### INFORMATION PROVIDED
######

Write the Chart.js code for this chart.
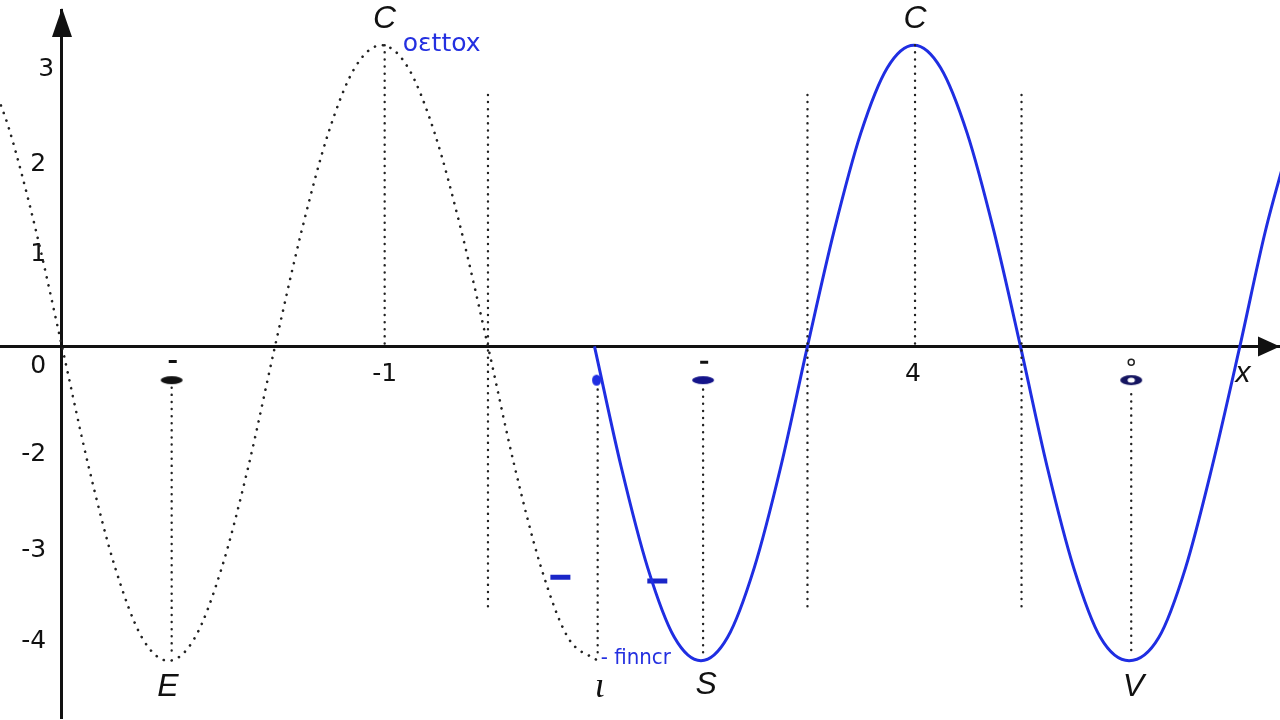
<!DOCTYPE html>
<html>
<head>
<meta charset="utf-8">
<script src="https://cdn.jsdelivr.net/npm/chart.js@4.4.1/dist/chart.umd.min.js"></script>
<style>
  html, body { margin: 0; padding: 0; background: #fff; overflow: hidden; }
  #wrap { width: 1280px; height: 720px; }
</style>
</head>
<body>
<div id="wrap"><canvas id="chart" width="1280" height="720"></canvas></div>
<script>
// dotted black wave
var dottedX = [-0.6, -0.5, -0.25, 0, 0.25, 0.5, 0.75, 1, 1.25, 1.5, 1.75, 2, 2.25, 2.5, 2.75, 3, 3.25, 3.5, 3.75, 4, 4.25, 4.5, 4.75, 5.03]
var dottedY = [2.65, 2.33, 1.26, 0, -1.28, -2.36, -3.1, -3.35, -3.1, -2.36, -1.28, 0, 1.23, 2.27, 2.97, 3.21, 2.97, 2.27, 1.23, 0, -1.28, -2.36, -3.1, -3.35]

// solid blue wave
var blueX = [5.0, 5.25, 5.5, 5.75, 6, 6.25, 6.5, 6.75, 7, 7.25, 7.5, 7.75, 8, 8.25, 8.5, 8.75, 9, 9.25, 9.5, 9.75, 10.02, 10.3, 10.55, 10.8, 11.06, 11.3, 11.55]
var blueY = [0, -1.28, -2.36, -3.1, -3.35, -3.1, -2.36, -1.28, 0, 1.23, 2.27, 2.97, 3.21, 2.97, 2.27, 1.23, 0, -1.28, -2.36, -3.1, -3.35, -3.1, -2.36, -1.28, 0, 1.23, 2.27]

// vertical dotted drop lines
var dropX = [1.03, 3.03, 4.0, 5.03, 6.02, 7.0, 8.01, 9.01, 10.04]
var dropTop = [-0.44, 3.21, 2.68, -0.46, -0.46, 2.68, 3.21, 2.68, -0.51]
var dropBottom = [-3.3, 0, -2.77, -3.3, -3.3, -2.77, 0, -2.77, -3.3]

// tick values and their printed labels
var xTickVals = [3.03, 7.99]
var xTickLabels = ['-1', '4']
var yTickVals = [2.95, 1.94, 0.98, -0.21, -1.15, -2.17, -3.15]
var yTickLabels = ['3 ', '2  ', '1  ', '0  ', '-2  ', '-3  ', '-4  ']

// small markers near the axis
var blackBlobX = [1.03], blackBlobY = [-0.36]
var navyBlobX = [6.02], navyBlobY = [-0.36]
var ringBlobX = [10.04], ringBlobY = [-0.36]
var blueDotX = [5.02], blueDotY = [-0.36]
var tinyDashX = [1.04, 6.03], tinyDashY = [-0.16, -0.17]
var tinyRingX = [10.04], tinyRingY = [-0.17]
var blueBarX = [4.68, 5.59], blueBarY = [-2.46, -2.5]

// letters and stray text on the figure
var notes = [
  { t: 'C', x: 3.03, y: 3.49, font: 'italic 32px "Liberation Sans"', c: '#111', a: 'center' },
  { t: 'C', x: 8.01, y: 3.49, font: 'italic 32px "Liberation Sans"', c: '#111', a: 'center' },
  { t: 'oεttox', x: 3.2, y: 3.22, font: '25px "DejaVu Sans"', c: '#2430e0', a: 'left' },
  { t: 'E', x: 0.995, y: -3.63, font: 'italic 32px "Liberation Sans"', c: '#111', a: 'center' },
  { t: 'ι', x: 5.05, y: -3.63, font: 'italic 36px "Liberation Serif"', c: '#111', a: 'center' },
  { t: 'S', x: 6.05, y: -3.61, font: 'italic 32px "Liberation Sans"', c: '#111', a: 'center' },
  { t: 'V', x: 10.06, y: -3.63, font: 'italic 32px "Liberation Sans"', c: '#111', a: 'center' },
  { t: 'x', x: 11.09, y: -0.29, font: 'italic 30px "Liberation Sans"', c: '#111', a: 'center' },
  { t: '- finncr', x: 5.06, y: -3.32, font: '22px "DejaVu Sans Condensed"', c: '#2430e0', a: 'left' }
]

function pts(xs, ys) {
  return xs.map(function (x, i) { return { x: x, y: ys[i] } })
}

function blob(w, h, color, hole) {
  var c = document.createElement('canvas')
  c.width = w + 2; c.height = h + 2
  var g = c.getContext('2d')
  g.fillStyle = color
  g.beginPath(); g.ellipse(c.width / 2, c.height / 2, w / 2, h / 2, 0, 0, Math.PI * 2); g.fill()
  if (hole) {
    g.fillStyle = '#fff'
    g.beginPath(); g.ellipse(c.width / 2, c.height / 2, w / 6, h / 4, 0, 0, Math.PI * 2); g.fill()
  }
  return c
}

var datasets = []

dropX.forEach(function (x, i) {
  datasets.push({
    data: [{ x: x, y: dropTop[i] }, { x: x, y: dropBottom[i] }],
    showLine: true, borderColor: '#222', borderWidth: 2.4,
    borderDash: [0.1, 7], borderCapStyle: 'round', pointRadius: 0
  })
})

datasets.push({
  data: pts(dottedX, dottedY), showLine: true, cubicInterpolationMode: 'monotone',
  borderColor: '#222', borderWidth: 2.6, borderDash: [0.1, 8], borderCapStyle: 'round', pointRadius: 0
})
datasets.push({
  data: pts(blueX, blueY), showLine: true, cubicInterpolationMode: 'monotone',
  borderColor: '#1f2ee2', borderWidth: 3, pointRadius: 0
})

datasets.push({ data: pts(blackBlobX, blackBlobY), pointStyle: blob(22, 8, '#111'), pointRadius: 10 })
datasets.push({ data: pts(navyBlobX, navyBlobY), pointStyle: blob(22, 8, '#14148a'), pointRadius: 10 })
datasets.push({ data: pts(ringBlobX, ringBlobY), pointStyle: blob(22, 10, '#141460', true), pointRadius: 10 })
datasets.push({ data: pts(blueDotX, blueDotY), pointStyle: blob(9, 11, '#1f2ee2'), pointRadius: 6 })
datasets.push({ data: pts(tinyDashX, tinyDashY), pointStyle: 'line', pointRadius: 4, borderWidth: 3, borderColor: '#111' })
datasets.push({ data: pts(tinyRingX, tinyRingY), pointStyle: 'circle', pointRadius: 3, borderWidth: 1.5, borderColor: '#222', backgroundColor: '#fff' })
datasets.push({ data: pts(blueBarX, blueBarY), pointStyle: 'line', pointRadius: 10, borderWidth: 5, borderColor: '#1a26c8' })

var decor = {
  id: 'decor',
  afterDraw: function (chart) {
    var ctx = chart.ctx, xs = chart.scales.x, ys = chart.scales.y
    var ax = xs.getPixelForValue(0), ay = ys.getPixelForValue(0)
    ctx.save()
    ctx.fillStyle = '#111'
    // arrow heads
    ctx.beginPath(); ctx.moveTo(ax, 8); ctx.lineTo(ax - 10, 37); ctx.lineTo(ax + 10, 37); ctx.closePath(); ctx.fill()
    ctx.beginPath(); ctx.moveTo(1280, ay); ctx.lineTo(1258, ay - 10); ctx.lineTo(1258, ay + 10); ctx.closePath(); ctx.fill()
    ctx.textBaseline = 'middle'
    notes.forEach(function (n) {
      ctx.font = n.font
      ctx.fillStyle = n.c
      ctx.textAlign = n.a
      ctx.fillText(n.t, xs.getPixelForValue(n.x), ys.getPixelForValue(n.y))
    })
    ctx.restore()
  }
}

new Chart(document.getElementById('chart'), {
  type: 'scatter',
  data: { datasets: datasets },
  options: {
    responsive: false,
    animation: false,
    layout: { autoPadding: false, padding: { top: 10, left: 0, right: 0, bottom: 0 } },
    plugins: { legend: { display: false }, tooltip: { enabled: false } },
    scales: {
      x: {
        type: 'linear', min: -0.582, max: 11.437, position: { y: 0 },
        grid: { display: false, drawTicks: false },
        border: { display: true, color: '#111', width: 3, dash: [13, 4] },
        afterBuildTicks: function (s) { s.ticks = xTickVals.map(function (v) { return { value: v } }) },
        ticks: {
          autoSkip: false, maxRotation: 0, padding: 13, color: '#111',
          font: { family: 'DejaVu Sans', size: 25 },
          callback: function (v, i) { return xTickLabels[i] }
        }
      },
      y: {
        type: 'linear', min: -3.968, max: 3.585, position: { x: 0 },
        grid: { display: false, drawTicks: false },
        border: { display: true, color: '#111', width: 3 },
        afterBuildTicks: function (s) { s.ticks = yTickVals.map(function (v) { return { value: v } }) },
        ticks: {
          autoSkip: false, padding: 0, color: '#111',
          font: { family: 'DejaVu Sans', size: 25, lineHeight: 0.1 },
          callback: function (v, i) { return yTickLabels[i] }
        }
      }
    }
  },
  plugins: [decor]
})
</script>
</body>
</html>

######

### REQUIRED WORK
With all pictures left out, please transcribe exactly the lines from the start of the material through the line with "0, -2.77, -3.3]".

### TASK OUTPUT
Write the Chart.js code for this chart.
<!DOCTYPE html>
<html>
<head>
<meta charset="utf-8">
<script src="https://cdn.jsdelivr.net/npm/chart.js@4.4.1/dist/chart.umd.min.js"></script>
<style>
  html, body { margin: 0; padding: 0; background: #fff; overflow: hidden; }
  #wrap { width: 1280px; height: 720px; }
</style>
</head>
<body>
<div id="wrap"><canvas id="chart" width="1280" height="720"></canvas></div>
<script>
// dotted black wave
var dottedX = [-0.6, -0.5, -0.25, 0, 0.25, 0.5, 0.75, 1, 1.25, 1.5, 1.75, 2, 2.25, 2.5, 2.75, 3, 3.25, 3.5, 3.75, 4, 4.25, 4.5, 4.75, 5.03]
var dottedY = [2.65, 2.33, 1.26, 0, -1.28, -2.36, -3.1, -3.35, -3.1, -2.36, -1.28, 0, 1.23, 2.27, 2.97, 3.21, 2.97, 2.27, 1.23, 0, -1.28, -2.36, -3.1, -3.35]

// solid blue wave
var blueX = [5.0, 5.25, 5.5, 5.75, 6, 6.25, 6.5, 6.75, 7, 7.25, 7.5, 7.75, 8, 8.25, 8.5, 8.75, 9, 9.25, 9.5, 9.75, 10.02, 10.3, 10.55, 10.8, 11.06, 11.3, 11.55]
var blueY = [0, -1.28, -2.36, -3.1, -3.35, -3.1, -2.36, -1.28, 0, 1.23, 2.27, 2.97, 3.21, 2.97, 2.27, 1.23, 0, -1.28, -2.36, -3.1, -3.35, -3.1, -2.36, -1.28, 0, 1.23, 2.27]

// vertical dotted drop lines
var dropX = [1.03, 3.03, 4.0, 5.03, 6.02, 7.0, 8.01, 9.01, 10.04]
var dropTop = [-0.44, 3.21, 2.68, -0.46, -0.46, 2.68, 3.21, 2.68, -0.51]
var dropBottom = [-3.3, 0, -2.77, -3.3, -3.3, -2.77, 0, -2.77, -3.3]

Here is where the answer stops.